Schools also would get the opportunity to include the two potential playoff games in season ticket packages, regardless of if they happen or not.  If they happen it's a huge payday for the school.  If not, they can offer to hold the funds as a deposit on the following year's tickets so they don't have to go through the refund process.  It's like a hidden PCL income for schools.

The Selection Committee: Like today, a College Football Playoff Selection Committee will select the field, though I'd change up the method of selecting who makes up the committee.  Instead of mysteriously hand picking a cast of "experts" who would seemingly make for the worst sit-com ever, I'd put an actual method in place for establishing the committee and ensuring turnover.
  1. The committee would be made of 12 total members:
    • 4 media members elected by the Associated Press with an emphasis should be to electing "national" reporters.
    • 4 Athletic Directors as chosen by the American Football Coaches Association. No conference can have more than 1 active members and at least one of the four must be from a non-power 5 conference.
    • 4 members of the College Football Hall of Fame (coaches or players) as chosen by the Hall of Fame members themselves.
  2. Everyone is elected to a 2-year term with each group having two seats rotate every year. Once you serve a term you must wait four years before being eligible for re-election.

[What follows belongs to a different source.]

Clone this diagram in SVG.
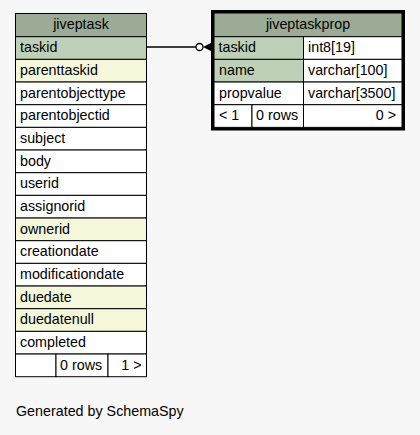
<svg xmlns="http://www.w3.org/2000/svg" width="420" height="435" viewBox="0 0 420 435">
<style>
text{font-family:"Liberation Sans",Arial,sans-serif;font-size:14.3px;fill:#000}
.hd{fill:#9bab96;stroke:#000;stroke-width:1}
.pk{fill:#bed1b8;stroke:#000;stroke-width:1}
.ix{fill:#f4f7da;stroke:#000;stroke-width:1}
.pl{fill:#ffffff;stroke:#000;stroke-width:1}
.c{text-anchor:middle}
.r{text-anchor:end}
</style>
<rect x="0" y="0" width="420" height="435" fill="#f7f7f7"/>
<g id="connectors">
<line x1="147" y1="47" x2="196" y2="47" stroke="#000" stroke-width="1.3"/>
<circle cx="199.5" cy="47" r="3.5" fill="#fff" stroke="#000" stroke-width="1.3"/>
<polygon points="203,47 211,43 211,51" fill="#000"/>
</g>
<g id="jiveptask">
<rect class="hd" x="15.5" y="13.5" width="131" height="23.2"/>
<text class="c" x="81" y="29">jiveptask</text>
<rect class="pk" x="15.5" y="36.7" width="131" height="22.67"/>
<text x="20" y="52.4">taskid</text>
<rect class="ix" x="15.5" y="59.37" width="131" height="22.67"/>
<text x="20" y="75.1">parenttaskid</text>
<rect class="pl" x="15.5" y="82.03" width="131" height="22.67"/>
<text x="20" y="97.7">parentobjecttype</text>
<rect class="pl" x="15.5" y="104.7" width="131" height="22.67"/>
<text x="20" y="120.4">parentobjectid</text>
<rect class="pl" x="15.5" y="127.37" width="131" height="22.67"/>
<text x="20" y="143.1">subject</text>
<rect class="pl" x="15.5" y="150.03" width="131" height="22.67"/>
<text x="20" y="165.7">body</text>
<rect class="pl" x="15.5" y="172.7" width="131" height="22.67"/>
<text x="20" y="188.4">userid</text>
<rect class="pl" x="15.5" y="195.37" width="131" height="22.67"/>
<text x="20" y="211.1">assignorid</text>
<rect class="ix" x="15.5" y="218.03" width="131" height="22.67"/>
<text x="20" y="233.7">ownerid</text>
<rect class="pl" x="15.5" y="240.7" width="131" height="22.67"/>
<text x="20" y="256.4">creationdate</text>
<rect class="pl" x="15.5" y="263.37" width="131" height="22.67"/>
<text x="20" y="279.1">modificationdate</text>
<rect class="ix" x="15.5" y="286.03" width="131" height="22.67"/>
<text x="20" y="301.7">duedate</text>
<rect class="ix" x="15.5" y="308.7" width="131" height="22.67"/>
<text x="20" y="324.4">duedatenull</text>
<rect class="pl" x="15.5" y="331.37" width="131" height="22.67"/>
<text x="20" y="347.1">completed</text>
<rect class="pl" x="15.5" y="354.03" width="40.5" height="22.67"/>
<rect class="pl" x="56" y="354.03" width="52" height="22.67"/>
<rect class="pl" x="108" y="354.03" width="38.5" height="22.67"/>
<text x="60" y="369.7">0 rows</text>
<text class="r" x="141.5" y="369.7">1 &gt;</text>
</g>
<g id="jiveptaskprop">
<rect class="hd" x="214" y="13" width="188" height="23.7"/>
<text class="c" x="308" y="29">jiveptaskprop</text>
<rect class="pk" x="214" y="36.7" width="89.5" height="22.67"/>
<rect class="pl" x="303.5" y="36.7" width="98.5" height="22.67"/>
<text x="218.5" y="52.4">taskid</text>
<text x="308" y="52.4">int8[19]</text>
<rect class="pk" x="214" y="59.37" width="89.5" height="22.67"/>
<rect class="pl" x="303.5" y="59.37" width="98.5" height="22.67"/>
<text x="219" y="75.1">name</text>
<text x="308" y="75.1">varchar[100]</text>
<rect class="pl" x="214" y="82.03" width="89.5" height="22.67"/>
<rect class="pl" x="303.5" y="82.03" width="98.5" height="22.67"/>
<text x="219" y="97.7">propvalue</text>
<text x="308" y="97.7">varchar[3500]</text>
<rect class="pl" x="214" y="104.7" width="38" height="22.67"/>
<rect class="pl" x="252" y="104.7" width="51.5" height="22.67"/>
<rect class="pl" x="303.5" y="104.7" width="98.5" height="22.67"/>
<text x="219" y="120.4">&lt; 1</text>
<text x="256" y="120.4">0 rows</text>
<text class="r" x="396" y="120.4">0 &gt;</text>
<rect x="212.5" y="11.5" width="191" height="117.5" fill="none" stroke="#000" stroke-width="3"/>
</g>
<text x="16" y="416">Generated by SchemaSpy</text>
</svg>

This will keep things fresh and make sure no good ol' boy networks are established.
Selection Process: 
The process would pretty much mirror the basketball committee's process:

  1. Each member submits an initial ballot of the top 16 teams that deserve at-large bids (regardless of if they win automatic bids).

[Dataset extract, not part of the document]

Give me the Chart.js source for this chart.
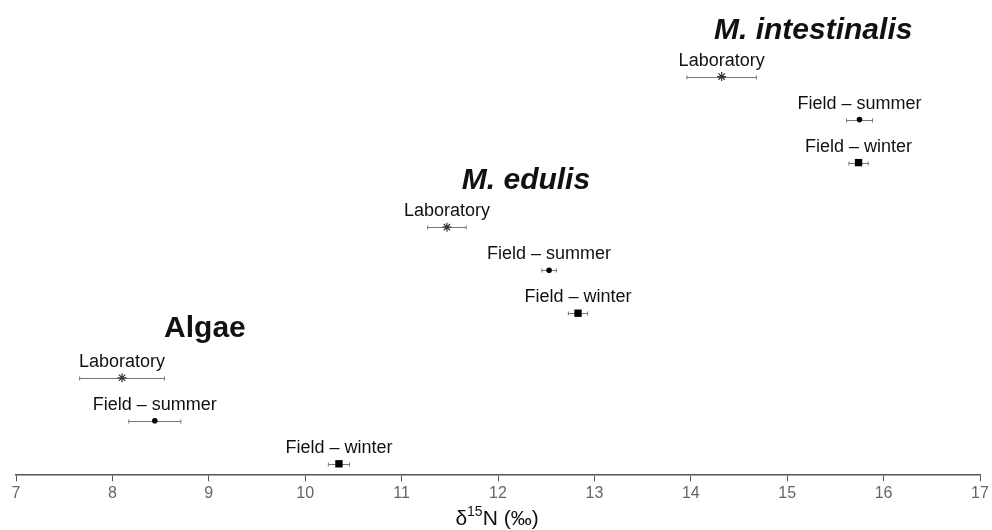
<!DOCTYPE html>
<html>
<head>
<meta charset="utf-8">
<script src="https://cdn.jsdelivr.net/npm/chart.js@4"></script>
<style>
  html, body { margin: 0; padding: 0; background: #fff; }
  #wrap { width: 992px; height: 530px; }
</style>
</head>
<body>
<div id="wrap"><canvas id="chart"></canvas></div>
<script>
// groups (bottom to top) and sample types
const groups = ["Algae", "M. edulis", "M. intestinalis"];
const conditions = ["Laboratory", "Field \u2013 summer", "Field \u2013 winter"];

// mean d15N per condition, one value per group
const labMean = [8.10, 11.47, 14.32];
const summerMean = [8.44, 12.53, 15.75];
const winterMean = [10.35, 12.83, 15.74];

// error (+/-) per condition, one value per group
const labErr = [0.44, 0.20, 0.36];
const summerErr = [0.27, 0.075, 0.135];
const winterErr = [0.11, 0.10, 0.10];

const xTicks = [7, 8, 9, 10, 11, 12, 13, 14, 15, 16, 17];

// where the group titles sit (x in per mil units)
const titleX = [8.96, 12.29, 15.27];

const means = [labMean, summerMean, winterMean];
const errs = [labErr, summerErr, winterErr];
const styles = ["star", "circle", "rect"];
const radii = [4.5, 2.8, 5.2];

// rows: lab on top of each group, winter at the bottom
function rowY(g, c) { return g * 3.5 + (3 - c); }

const datasets = conditions.map((name, c) => ({
  label: name,
  data: groups.map((g, gi) => ({ x: means[c][gi], y: rowY(gi, c), err: errs[c][gi] })),
  pointStyle: styles[c],
  pointRadius: radii[c],
  pointBorderWidth: c === 0 ? 1.2 : 0,
  borderColor: c === 0 ? "#333" : "#000",
  backgroundColor: "#000",
  clip: false
}));

const extras = {
  id: "extras",
  beforeDatasetsDraw(chart) {
    const ctx = chart.ctx, xs = chart.scales.x, ys = chart.scales.y;
    ctx.save();
    ctx.strokeStyle = "#777";
    ctx.lineWidth = 1;
    chart.data.datasets.forEach(ds => {
      ds.data.forEach(p => {
        const y = Math.round(ys.getPixelForValue(p.y)) + 0.5;
        const x0 = xs.getPixelForValue(p.x - p.err);
        const x1 = xs.getPixelForValue(p.x + p.err);
        ctx.beginPath();
        ctx.moveTo(x0, y); ctx.lineTo(x1, y);
        ctx.moveTo(x0, y - 2); ctx.lineTo(x0, y + 2);
        ctx.moveTo(x1, y - 2); ctx.lineTo(x1, y + 2);
        ctx.stroke();
      });
    });
    ctx.restore();
  },
  afterDatasetsDraw(chart) {
    const ctx = chart.ctx, xs = chart.scales.x, ys = chart.scales.y;
    ctx.save();
    ctx.fillStyle = "#111";
    ctx.textAlign = "center";
    ctx.textBaseline = "alphabetic";
    ctx.font = "18px 'Liberation Sans', Arial, sans-serif";
    chart.data.datasets.forEach(ds => {
      ds.data.forEach(p => {
        ctx.fillText(ds.label, xs.getPixelForValue(p.x), ys.getPixelForValue(p.y) - 11);
      });
    });
    // group titles
    ctx.textBaseline = "middle";
    groups.forEach((g, gi) => {
      ctx.font = (gi === 0 ? "bold " : "italic bold ") + "30px 'Liberation Sans', Arial, sans-serif";
      ctx.fillText(g, xs.getPixelForValue(titleX[gi]), ys.getPixelForValue(rowY(gi, 0)) - (gi === 0 ? 49 : 46));
    });
    // axis title with superscript
    const cx = (xs.left + xs.right) / 2 - 1, by = 525;
    const big = "21px 'Liberation Sans', Arial, sans-serif";
    const small = "14px 'Liberation Sans', Arial, sans-serif";
    ctx.textBaseline = "alphabetic";
    ctx.textAlign = "left";
    ctx.font = big; const w1 = ctx.measureText("\u03b4").width;
    ctx.font = small; const w2 = ctx.measureText("15").width;
    ctx.font = big; const w3 = ctx.measureText("N (\u2030)").width;
    let x = cx - (w1 + w2 + w3) / 2;
    ctx.font = big; ctx.fillText("\u03b4", x, by); x += w1;
    ctx.font = small; ctx.fillText("15", x, by - 9); x += w2;
    ctx.font = big; ctx.fillText("N (\u2030)", x, by);
    ctx.restore();
  }
};

new Chart(document.getElementById("chart"), {
  type: "scatter",
  data: { datasets },
  options: {
    responsive: true,
    maintainAspectRatio: false,
    animation: false,
    layout: { padding: { left: 16, right: 12, top: 0, bottom: 23.5 } },
    plugins: { legend: { display: false }, tooltip: { enabled: false } },
    scales: {
      x: {
        type: "linear",
        min: 7,
        max: 17,
        afterBuildTicks: axis => { axis.ticks = xTicks.map(v => ({ value: v })); },
        grid: { drawOnChartArea: false, drawTicks: true, tickLength: 7, color: "#555" },
        border: { color: "#555", width: 1.5 },
        ticks: { color: "#666", font: { family: "'Liberation Sans', Arial, sans-serif", size: 16 }, padding: 3 }
      },
      y: {
        type: "linear",
        display: false,
        min: 0.756,
        max: 11.647
      }
    }
  },
  plugins: [extras]
});
</script>
</body>
</html>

    • If an Independent team appears in the top 10 on 10 of the 12 ballots, that team will be automatically placed into the field.  This is because Independent teams are not eligible for auto-bids, and it's safe to assume Notre Dame will throw a fit for this to be included when this system is negotiated.

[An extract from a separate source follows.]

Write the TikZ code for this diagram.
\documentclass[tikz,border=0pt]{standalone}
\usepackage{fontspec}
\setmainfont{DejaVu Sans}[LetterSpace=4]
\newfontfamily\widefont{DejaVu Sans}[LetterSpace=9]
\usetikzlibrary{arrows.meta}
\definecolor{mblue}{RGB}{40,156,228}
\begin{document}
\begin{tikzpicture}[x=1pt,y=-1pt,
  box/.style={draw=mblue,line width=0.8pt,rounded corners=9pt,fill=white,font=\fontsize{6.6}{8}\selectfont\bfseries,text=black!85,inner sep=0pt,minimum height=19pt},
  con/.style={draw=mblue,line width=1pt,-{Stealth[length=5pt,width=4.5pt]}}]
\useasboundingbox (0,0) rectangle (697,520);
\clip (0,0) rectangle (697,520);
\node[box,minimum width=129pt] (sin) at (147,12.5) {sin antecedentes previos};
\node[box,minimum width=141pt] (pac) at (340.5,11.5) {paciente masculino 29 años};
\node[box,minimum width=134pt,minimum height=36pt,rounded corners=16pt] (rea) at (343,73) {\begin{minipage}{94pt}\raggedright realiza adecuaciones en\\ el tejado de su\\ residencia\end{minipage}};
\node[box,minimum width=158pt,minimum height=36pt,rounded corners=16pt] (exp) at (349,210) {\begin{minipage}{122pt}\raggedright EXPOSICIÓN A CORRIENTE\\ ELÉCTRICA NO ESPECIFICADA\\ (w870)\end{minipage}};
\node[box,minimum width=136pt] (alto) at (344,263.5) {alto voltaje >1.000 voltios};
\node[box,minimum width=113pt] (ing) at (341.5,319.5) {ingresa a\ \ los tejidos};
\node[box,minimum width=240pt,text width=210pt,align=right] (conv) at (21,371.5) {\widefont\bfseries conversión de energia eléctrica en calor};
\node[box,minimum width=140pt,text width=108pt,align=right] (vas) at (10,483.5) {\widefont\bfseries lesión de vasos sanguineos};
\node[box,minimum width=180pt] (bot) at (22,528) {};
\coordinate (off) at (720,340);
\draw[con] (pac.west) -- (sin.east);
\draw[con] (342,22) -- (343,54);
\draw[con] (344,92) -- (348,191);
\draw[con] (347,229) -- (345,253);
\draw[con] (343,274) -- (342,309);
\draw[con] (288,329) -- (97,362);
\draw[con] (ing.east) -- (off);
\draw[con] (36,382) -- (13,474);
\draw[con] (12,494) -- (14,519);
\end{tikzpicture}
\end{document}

    • For all other teams, any team that is ranked in the top 6 on 10 of 12 ballots is automatically placed into the field.
    • All other teams that appear on at least four of the 12 ballots will be considered "under consideration".
  2. The committee members will debate the "under consideration" list and vote in the following order:
    • Members should list the top four teams left under considerations, in no particular order. 
    • The four teams receiving the most votes will make up the next at-large ballot.
    • Members will rank these four teams in order.  The top ranked team on a ballot receives one point, the fourth best team receives four votes.
    • When there are at least three at-large bids remaining, the two teams with the least points are locked into the field, while remaining two are retained for the ballot.
    • When there are one or two at-large bids remaining, the one team with with the least points will be locked into the field, while remaining three are retained for the next ballot.
    • So long as there are more at-large bids remaining, members will continue nominating either the two (if two teams carried over) or one (if only one team carried over) best team from the under consideration list that should be included on the ballot.
    • This process will continue until the 16 team field has been selected.
Seeding of teams will only take place after selection has completed.  
  1. Members begin by nominating the four best teams in no particular order.  
  2. The four teams who receive the most votes will be placed on the next ballot.
  3. Teams will then be ranked 1-4 (same scoring as above).  The top two teams with the least amount of points will be locked into the #1 and #2 seeds.  The two remaining teams will be carried over to the next round.
  4. Members will again nominate their top four remaining teams, with the top two added to the ballot with the remaining teams from the previous voting round.
  5. Steps 3-4 are repeated until all 16 teams are seeds, with round 8 only consisting of the two remaining seeds.
  1. Teams will be placed into a straight 16 team bracket (1-16, 2-15, 3-14, 4-13, 5-12, 6-11, 7-10, 8-9) with no regions.
  2. Teams may be moved one line from their true seed in order to avoid either a conference opponent or other regular season rematch in the first round, or to when swapping teams keep a team from having to travel cross-country. 
  3. The first two rounds will be played at the higher seed's stadium.  In the event the higher seeded team cannot host, the lower seeded team should host.  In the event neither team can host, a neutral site should be arranged.
Wow, that was in depth, but this is never gonna happen, right?  Not unless the NCAA comes to their senses and finally gives me control of things, but I haven't gotten the hint that they're ready to do that quite yet.  As long as the power five conferences are running things, they'll make sure to stack things with smaller fields and keep the smaller schools out of it.  Win the MAC and you're headed to Mobile for the Bowl!  What kid doesn't grow up dreaming about that.  No more illusions of a "true" national champion.  120 teams enter with a path to the trophy, only one walks away.  There's only one way there, and my system does just that.